START ITEMS

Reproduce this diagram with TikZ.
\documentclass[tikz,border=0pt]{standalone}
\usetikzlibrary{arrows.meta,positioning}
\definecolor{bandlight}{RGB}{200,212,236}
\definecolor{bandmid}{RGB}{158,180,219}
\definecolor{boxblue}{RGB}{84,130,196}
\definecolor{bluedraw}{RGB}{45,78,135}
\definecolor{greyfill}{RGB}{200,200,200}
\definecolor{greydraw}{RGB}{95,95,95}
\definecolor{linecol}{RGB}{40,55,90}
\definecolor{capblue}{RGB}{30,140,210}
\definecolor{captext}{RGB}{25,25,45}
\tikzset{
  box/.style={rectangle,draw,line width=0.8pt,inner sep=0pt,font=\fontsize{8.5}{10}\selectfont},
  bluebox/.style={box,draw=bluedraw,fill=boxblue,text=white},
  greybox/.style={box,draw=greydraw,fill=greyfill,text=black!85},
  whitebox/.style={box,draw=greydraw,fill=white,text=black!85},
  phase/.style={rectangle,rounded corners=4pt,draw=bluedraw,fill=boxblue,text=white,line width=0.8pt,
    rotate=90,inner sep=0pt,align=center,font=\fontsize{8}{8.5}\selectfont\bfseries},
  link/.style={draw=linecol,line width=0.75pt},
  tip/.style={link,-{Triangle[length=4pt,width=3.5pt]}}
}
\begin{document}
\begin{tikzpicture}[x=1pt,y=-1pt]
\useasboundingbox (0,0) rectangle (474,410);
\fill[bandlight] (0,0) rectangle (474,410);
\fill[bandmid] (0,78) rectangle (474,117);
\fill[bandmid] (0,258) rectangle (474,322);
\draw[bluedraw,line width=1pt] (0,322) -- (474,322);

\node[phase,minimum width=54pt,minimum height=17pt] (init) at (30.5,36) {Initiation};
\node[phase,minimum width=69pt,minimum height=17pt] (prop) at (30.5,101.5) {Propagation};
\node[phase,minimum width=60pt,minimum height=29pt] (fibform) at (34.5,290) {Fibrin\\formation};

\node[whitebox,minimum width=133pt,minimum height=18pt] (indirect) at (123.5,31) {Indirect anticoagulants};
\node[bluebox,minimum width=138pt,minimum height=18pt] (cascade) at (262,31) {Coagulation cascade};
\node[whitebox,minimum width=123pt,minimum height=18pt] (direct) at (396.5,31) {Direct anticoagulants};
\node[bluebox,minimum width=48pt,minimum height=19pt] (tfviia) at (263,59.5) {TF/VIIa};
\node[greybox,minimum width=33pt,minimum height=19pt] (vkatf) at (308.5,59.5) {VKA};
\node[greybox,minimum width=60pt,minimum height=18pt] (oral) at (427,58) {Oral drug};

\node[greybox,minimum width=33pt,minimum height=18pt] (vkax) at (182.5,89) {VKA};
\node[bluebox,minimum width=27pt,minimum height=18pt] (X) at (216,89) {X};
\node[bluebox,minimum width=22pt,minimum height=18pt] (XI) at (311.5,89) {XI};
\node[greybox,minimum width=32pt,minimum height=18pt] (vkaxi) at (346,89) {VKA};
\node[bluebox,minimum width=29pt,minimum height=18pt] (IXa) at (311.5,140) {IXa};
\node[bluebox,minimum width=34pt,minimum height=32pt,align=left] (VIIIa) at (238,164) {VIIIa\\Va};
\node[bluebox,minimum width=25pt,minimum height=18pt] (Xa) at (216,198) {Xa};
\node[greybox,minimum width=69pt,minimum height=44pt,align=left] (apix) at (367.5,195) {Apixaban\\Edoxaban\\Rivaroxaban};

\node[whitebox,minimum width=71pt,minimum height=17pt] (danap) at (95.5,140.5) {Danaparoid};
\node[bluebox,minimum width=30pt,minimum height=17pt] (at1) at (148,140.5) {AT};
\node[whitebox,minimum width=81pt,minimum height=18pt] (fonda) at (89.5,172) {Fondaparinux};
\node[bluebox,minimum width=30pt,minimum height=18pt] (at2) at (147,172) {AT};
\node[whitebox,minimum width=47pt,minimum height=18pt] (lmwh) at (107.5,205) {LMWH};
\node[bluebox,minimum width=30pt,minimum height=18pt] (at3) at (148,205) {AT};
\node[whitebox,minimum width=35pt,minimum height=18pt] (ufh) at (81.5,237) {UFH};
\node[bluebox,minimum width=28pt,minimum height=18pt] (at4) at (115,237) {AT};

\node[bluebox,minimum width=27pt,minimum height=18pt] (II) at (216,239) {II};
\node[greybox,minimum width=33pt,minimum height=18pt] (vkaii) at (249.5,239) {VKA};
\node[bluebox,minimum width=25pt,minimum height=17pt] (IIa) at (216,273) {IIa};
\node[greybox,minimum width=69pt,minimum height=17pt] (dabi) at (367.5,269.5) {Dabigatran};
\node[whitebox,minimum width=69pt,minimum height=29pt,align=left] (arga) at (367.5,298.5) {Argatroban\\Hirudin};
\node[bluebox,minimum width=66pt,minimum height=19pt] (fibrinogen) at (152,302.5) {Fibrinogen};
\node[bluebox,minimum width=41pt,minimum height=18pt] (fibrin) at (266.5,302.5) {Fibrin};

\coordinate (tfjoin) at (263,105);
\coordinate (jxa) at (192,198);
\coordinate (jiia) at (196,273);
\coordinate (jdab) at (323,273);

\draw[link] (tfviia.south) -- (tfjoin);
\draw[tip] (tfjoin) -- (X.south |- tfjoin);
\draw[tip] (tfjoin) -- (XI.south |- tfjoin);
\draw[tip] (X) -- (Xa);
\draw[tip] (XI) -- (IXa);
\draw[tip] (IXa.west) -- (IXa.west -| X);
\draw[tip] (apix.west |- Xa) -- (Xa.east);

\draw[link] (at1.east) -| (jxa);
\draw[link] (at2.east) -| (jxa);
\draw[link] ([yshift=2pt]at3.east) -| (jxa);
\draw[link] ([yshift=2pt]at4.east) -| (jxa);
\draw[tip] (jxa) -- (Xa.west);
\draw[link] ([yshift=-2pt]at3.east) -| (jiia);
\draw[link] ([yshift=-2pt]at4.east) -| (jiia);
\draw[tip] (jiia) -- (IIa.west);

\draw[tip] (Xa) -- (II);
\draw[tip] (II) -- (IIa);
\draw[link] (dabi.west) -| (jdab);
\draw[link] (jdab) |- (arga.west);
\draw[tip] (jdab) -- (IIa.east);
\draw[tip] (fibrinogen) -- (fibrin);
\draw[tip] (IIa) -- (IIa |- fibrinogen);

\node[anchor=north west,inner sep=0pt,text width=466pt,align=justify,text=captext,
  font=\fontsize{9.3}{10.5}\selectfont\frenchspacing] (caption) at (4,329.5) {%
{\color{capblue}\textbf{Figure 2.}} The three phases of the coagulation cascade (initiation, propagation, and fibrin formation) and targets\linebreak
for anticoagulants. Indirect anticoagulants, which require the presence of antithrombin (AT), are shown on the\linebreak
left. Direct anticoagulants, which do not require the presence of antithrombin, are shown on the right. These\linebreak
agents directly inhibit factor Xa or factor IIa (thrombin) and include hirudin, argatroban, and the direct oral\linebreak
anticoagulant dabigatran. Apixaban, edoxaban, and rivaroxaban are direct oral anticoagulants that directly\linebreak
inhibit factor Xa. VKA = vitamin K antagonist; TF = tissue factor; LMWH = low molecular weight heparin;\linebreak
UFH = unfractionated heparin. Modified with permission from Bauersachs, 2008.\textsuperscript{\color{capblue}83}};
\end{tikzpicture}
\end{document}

END ITEMS
START ITEMS

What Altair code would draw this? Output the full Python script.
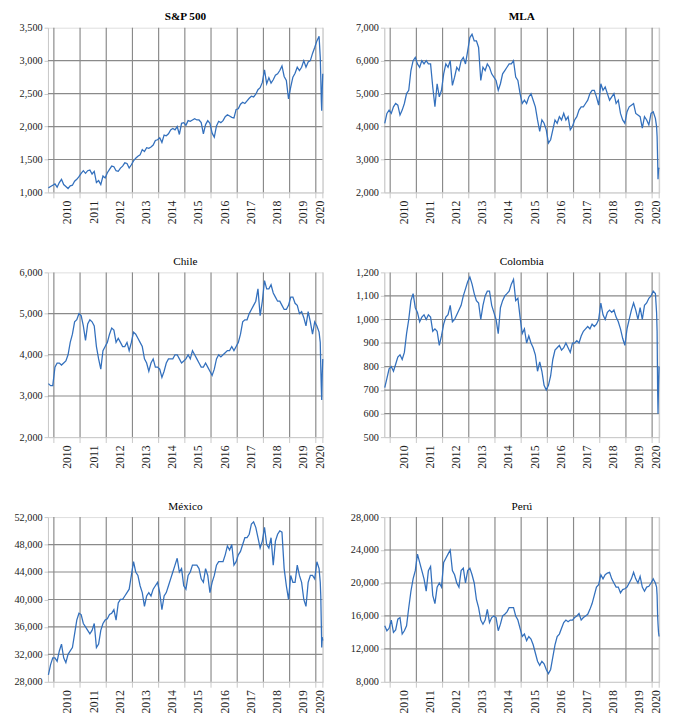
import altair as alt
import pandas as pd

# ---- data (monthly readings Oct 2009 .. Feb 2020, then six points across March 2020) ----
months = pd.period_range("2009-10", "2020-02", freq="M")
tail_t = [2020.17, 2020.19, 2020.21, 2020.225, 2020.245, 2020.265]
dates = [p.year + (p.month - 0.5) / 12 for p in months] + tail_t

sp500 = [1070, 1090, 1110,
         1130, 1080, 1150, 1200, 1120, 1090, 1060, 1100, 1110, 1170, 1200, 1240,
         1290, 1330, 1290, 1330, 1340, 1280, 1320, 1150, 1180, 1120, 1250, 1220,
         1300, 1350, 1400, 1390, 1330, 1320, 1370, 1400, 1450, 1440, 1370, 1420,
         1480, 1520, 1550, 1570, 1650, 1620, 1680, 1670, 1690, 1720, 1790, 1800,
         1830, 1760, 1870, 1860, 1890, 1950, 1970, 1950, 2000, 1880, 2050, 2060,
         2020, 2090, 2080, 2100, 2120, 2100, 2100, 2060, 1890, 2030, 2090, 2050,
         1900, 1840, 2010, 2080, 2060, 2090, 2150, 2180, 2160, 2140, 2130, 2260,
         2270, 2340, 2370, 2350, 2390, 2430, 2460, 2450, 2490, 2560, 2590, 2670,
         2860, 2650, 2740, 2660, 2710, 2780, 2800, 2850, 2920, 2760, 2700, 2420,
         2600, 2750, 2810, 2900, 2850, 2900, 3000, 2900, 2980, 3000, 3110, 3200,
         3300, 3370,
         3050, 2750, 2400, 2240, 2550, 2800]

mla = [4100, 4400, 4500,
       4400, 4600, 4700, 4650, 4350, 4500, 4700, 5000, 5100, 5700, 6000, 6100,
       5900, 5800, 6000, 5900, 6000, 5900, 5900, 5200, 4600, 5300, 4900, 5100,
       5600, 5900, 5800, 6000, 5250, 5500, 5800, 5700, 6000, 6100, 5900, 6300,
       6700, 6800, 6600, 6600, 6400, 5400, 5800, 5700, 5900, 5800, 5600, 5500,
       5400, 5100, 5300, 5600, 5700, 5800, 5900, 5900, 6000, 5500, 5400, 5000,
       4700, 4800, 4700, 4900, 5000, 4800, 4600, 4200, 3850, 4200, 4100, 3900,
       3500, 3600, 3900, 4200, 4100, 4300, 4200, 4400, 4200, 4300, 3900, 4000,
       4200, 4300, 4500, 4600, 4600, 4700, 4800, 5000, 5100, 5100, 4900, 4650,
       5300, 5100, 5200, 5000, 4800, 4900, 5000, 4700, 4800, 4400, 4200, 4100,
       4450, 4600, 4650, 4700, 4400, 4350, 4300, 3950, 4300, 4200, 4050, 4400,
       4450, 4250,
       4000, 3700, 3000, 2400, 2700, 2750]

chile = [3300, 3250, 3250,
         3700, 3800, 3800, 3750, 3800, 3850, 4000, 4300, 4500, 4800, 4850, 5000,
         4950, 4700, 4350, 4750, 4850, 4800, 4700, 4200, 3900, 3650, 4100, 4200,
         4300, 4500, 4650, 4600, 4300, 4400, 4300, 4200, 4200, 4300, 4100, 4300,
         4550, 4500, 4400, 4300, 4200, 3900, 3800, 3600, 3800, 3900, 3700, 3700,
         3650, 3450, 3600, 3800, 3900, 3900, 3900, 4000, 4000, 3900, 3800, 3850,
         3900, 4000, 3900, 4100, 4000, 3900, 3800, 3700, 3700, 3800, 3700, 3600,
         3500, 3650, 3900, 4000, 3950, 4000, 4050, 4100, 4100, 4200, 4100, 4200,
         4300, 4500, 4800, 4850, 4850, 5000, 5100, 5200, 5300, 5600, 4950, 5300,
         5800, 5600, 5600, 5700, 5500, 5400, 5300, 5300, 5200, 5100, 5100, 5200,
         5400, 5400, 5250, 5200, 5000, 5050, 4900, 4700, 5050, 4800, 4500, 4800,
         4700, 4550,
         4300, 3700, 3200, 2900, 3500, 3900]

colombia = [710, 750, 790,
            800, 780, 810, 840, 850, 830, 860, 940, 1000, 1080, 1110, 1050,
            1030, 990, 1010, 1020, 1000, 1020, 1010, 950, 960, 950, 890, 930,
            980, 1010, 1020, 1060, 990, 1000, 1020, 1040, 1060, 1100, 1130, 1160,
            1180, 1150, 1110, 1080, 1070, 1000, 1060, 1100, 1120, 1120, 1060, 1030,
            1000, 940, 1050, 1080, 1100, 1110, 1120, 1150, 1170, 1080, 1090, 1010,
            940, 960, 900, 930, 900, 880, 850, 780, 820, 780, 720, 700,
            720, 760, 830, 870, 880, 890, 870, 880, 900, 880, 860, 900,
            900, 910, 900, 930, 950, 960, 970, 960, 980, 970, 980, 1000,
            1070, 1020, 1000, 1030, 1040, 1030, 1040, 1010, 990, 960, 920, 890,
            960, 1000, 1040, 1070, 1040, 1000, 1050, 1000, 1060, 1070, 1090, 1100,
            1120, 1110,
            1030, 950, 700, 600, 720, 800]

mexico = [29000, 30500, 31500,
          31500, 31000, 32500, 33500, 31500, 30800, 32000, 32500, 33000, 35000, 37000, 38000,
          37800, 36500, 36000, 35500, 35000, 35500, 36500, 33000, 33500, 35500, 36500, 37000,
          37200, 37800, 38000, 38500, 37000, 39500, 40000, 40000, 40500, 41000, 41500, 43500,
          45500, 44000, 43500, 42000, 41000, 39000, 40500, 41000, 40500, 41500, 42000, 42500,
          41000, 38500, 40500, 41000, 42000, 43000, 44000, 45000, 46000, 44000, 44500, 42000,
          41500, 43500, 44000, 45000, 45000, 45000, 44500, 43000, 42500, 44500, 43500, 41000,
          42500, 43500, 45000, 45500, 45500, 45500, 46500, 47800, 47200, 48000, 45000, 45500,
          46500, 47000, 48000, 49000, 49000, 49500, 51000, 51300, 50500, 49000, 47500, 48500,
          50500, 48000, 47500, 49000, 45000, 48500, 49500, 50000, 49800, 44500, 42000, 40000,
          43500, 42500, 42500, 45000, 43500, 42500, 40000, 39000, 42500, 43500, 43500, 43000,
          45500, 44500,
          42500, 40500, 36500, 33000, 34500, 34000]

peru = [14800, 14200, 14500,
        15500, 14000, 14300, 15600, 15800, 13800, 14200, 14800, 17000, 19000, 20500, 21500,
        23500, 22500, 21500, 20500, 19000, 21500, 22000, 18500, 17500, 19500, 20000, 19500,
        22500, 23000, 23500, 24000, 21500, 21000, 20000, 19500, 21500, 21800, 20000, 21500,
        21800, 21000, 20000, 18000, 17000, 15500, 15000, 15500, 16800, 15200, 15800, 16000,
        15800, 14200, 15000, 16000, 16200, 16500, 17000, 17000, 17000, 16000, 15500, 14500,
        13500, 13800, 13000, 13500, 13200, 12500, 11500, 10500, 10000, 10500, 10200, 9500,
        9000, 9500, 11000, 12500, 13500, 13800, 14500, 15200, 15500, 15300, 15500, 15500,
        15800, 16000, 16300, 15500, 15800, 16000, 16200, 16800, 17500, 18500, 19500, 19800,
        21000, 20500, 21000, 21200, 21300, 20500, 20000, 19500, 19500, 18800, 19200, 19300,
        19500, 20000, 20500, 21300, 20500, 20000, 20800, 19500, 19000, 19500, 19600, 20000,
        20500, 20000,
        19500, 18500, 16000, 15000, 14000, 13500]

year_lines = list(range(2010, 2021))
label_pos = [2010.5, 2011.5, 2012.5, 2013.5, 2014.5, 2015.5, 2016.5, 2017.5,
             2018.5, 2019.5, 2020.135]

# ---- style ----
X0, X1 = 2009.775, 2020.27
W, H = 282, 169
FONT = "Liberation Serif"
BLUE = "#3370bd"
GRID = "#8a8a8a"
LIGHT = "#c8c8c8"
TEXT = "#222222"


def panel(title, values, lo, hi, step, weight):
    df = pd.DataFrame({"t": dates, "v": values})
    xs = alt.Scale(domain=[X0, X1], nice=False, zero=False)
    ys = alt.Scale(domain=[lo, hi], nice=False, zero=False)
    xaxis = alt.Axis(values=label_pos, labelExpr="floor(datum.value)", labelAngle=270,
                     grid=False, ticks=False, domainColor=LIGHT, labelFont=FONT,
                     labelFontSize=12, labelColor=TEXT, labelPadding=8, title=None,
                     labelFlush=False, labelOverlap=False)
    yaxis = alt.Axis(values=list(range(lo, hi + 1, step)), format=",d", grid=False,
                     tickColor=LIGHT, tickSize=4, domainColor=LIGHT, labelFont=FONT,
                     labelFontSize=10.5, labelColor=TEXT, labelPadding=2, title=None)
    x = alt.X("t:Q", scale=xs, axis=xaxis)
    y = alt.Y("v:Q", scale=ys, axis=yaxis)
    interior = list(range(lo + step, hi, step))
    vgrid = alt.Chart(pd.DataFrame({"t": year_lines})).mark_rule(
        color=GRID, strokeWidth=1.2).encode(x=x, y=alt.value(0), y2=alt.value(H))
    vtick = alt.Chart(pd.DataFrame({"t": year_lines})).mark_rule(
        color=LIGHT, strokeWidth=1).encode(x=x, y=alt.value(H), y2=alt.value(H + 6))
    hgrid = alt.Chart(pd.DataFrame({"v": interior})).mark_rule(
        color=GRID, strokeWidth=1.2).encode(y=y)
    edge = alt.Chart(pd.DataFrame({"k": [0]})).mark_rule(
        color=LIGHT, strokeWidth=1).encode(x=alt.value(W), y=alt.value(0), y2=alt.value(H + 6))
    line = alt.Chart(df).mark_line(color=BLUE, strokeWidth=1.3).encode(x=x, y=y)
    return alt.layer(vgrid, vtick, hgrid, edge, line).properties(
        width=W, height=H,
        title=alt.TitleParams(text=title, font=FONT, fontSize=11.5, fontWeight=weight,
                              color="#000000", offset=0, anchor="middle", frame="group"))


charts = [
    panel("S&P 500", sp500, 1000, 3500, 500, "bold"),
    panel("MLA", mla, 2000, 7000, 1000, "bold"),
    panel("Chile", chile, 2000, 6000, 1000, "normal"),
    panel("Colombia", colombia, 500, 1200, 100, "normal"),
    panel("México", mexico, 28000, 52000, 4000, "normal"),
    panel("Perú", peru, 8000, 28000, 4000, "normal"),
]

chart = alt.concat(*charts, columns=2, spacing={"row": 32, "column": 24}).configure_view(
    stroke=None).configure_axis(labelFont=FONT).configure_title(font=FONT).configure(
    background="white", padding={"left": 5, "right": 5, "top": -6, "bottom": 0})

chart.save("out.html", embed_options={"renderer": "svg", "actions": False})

END ITEMS

**TASK INSTRUCTIONS:** The required output is an exact reproduction of the lines starting at the one that contains "Reproduce this diagram with TikZ." and ending at the one that contains "width=60pt,minimum height=29pt] (fibform)". Both boundary lines belong to it.

**FULL SOLUTION:**
Reproduce this diagram with TikZ.
\documentclass[tikz,border=0pt]{standalone}
\usetikzlibrary{arrows.meta,positioning}
\definecolor{bandlight}{RGB}{200,212,236}
\definecolor{bandmid}{RGB}{158,180,219}
\definecolor{boxblue}{RGB}{84,130,196}
\definecolor{bluedraw}{RGB}{45,78,135}
\definecolor{greyfill}{RGB}{200,200,200}
\definecolor{greydraw}{RGB}{95,95,95}
\definecolor{linecol}{RGB}{40,55,90}
\definecolor{capblue}{RGB}{30,140,210}
\definecolor{captext}{RGB}{25,25,45}
\tikzset{
  box/.style={rectangle,draw,line width=0.8pt,inner sep=0pt,font=\fontsize{8.5}{10}\selectfont},
  bluebox/.style={box,draw=bluedraw,fill=boxblue,text=white},
  greybox/.style={box,draw=greydraw,fill=greyfill,text=black!85},
  whitebox/.style={box,draw=greydraw,fill=white,text=black!85},
  phase/.style={rectangle,rounded corners=4pt,draw=bluedraw,fill=boxblue,text=white,line width=0.8pt,
    rotate=90,inner sep=0pt,align=center,font=\fontsize{8}{8.5}\selectfont\bfseries},
  link/.style={draw=linecol,line width=0.75pt},
  tip/.style={link,-{Triangle[length=4pt,width=3.5pt]}}
}
\begin{document}
\begin{tikzpicture}[x=1pt,y=-1pt]
\useasboundingbox (0,0) rectangle (474,410);
\fill[bandlight] (0,0) rectangle (474,410);
\fill[bandmid] (0,78) rectangle (474,117);
\fill[bandmid] (0,258) rectangle (474,322);
\draw[bluedraw,line width=1pt] (0,322) -- (474,322);

\node[phase,minimum width=54pt,minimum height=17pt] (init) at (30.5,36) {Initiation};
\node[phase,minimum width=69pt,minimum height=17pt] (prop) at (30.5,101.5) {Propagation};
\node[phase,minimum width=60pt,minimum height=29pt] (fibform) at (34.5,290) {Fibrin\\formation};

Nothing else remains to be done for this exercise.